What’s easy to miss, unless you stay awhile, is how the town operates as a single organism. The mechanic who fixes your car also chairs the school board. The woman who teaches piano lessons bakes the communion bread at First Methodist. The teenagers who loiter outside the drugstore eventually join the volunteer fire department. Nobody’s rich. Nobody’s famous. But when the harvest festival rolls around, the entire population materializes to string lights, roast corn, and argue over who makes the best apple butter. There’s a collective understanding that no one’s life here is incidental.
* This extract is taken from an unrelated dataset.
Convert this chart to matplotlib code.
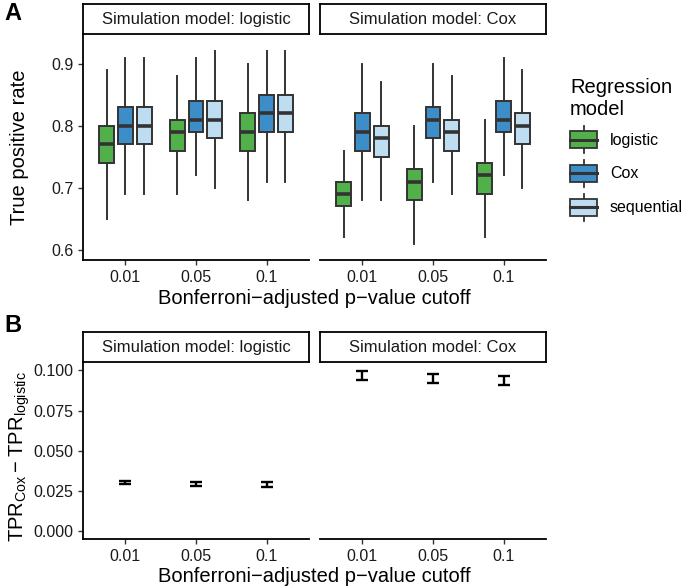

Drive out past the edge of town at dusk, past the last streetlamp, and you’ll see the sky do something cities have spent centuries trying to outshine. Stars don’t just appear here, they accumulate. They swarm. The horizon stays stubbornly flat, refusing to obscure the view with anything as vulgar as a mountain. You stand there in the wind, which carries the smell of soil and distant rain, and it occurs to you that Lincoln Center isn’t a relic. It’s an argument. A argument that some things, the hum of a cicada, the way a community can fit itself into 2.3 square miles, the pleasure of a porch swing’s rhythm, don’t need to be updated to stay vital. They just need to be noticed.